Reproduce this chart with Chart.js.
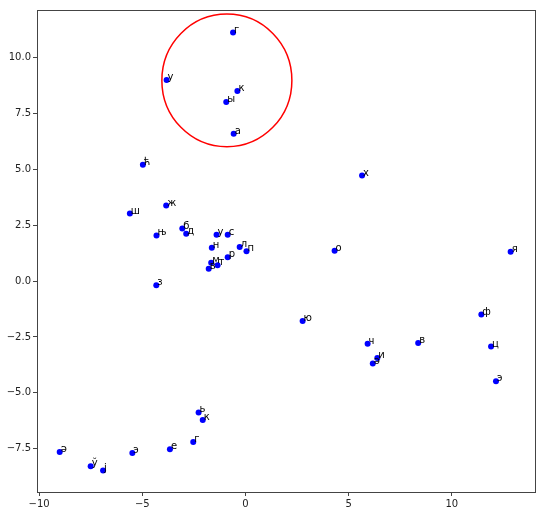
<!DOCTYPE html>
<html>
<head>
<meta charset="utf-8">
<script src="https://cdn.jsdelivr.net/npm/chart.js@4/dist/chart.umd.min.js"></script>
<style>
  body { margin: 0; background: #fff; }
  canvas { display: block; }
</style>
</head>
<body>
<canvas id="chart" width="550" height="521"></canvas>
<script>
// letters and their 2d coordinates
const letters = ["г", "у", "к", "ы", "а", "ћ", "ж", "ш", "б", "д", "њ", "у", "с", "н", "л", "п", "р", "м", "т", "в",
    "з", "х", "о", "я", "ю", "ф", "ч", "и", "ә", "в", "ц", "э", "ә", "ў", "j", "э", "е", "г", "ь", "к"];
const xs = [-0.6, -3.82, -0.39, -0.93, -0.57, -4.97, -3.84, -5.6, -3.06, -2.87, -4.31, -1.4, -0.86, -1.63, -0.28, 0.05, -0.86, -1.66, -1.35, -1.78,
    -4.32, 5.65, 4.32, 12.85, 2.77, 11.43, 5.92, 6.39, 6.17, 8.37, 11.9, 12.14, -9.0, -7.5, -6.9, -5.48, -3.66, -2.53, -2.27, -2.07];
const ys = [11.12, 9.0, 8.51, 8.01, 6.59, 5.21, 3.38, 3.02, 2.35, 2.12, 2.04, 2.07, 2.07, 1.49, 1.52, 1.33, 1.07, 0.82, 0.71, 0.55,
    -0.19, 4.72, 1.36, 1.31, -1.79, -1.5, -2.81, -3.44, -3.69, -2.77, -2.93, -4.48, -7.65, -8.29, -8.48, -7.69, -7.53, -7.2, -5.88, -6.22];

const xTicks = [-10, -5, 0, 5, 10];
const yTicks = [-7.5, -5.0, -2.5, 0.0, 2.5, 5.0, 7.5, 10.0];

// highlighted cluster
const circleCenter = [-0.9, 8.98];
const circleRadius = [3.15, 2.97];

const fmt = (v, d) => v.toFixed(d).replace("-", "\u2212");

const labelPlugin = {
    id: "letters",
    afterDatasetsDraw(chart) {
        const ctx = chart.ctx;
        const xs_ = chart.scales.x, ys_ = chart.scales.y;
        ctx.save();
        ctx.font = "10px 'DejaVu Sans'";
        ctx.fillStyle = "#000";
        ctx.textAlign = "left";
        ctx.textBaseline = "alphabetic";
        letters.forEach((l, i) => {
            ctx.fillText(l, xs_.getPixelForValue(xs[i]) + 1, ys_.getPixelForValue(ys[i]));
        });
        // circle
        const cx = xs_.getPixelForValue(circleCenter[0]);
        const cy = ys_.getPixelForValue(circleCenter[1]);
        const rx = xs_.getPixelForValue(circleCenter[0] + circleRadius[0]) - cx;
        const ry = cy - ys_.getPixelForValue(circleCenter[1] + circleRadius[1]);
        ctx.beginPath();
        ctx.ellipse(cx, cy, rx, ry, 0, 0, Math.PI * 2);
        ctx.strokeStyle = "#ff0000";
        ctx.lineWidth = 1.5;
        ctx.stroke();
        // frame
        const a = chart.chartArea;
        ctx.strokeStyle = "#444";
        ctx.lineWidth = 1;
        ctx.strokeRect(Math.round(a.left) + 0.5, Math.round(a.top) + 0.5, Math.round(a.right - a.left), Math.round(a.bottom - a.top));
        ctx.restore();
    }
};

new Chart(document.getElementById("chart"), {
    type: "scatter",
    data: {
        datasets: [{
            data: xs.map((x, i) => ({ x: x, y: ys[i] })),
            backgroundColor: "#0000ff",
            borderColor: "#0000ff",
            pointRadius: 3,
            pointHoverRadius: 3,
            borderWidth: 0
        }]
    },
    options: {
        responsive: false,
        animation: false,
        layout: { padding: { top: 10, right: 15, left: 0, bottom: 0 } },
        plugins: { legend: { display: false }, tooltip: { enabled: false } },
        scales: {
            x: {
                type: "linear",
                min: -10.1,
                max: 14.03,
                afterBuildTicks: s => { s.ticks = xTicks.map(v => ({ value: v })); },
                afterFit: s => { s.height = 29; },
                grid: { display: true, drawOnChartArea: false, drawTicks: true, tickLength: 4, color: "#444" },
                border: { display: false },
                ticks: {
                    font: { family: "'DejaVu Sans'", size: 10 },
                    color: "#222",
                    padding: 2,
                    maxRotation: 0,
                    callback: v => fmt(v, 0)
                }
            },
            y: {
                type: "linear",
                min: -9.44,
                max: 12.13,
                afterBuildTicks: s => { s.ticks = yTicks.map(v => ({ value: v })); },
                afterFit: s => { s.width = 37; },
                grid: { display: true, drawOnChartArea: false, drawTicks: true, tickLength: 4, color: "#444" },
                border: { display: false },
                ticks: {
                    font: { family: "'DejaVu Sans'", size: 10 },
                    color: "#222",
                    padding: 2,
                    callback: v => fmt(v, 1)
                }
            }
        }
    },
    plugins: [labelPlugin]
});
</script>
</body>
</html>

........

## STATED PROBLEM
Omitting all pictures, restate exactly the lines of the material from its start through the line that contains "-7.2, -5.88, -6.22];".

## COMPLETED EXERCISE
Reproduce this chart with Chart.js.
<!DOCTYPE html>
<html>
<head>
<meta charset="utf-8">
<script src="https://cdn.jsdelivr.net/npm/chart.js@4/dist/chart.umd.min.js"></script>
<style>
  body { margin: 0; background: #fff; }
  canvas { display: block; }
</style>
</head>
<body>
<canvas id="chart" width="550" height="521"></canvas>
<script>
// letters and their 2d coordinates
const letters = ["г", "у", "к", "ы", "а", "ћ", "ж", "ш", "б", "д", "њ", "у", "с", "н", "л", "п", "р", "м", "т", "в",
    "з", "х", "о", "я", "ю", "ф", "ч", "и", "ә", "в", "ц", "э", "ә", "ў", "j", "э", "е", "г", "ь", "к"];
const xs = [-0.6, -3.82, -0.39, -0.93, -0.57, -4.97, -3.84, -5.6, -3.06, -2.87, -4.31, -1.4, -0.86, -1.63, -0.28, 0.05, -0.86, -1.66, -1.35, -1.78,
    -4.32, 5.65, 4.32, 12.85, 2.77, 11.43, 5.92, 6.39, 6.17, 8.37, 11.9, 12.14, -9.0, -7.5, -6.9, -5.48, -3.66, -2.53, -2.27, -2.07];
const ys = [11.12, 9.0, 8.51, 8.01, 6.59, 5.21, 3.38, 3.02, 2.35, 2.12, 2.04, 2.07, 2.07, 1.49, 1.52, 1.33, 1.07, 0.82, 0.71, 0.55,
    -0.19, 4.72, 1.36, 1.31, -1.79, -1.5, -2.81, -3.44, -3.69, -2.77, -2.93, -4.48, -7.65, -8.29, -8.48, -7.69, -7.53, -7.2, -5.88, -6.22];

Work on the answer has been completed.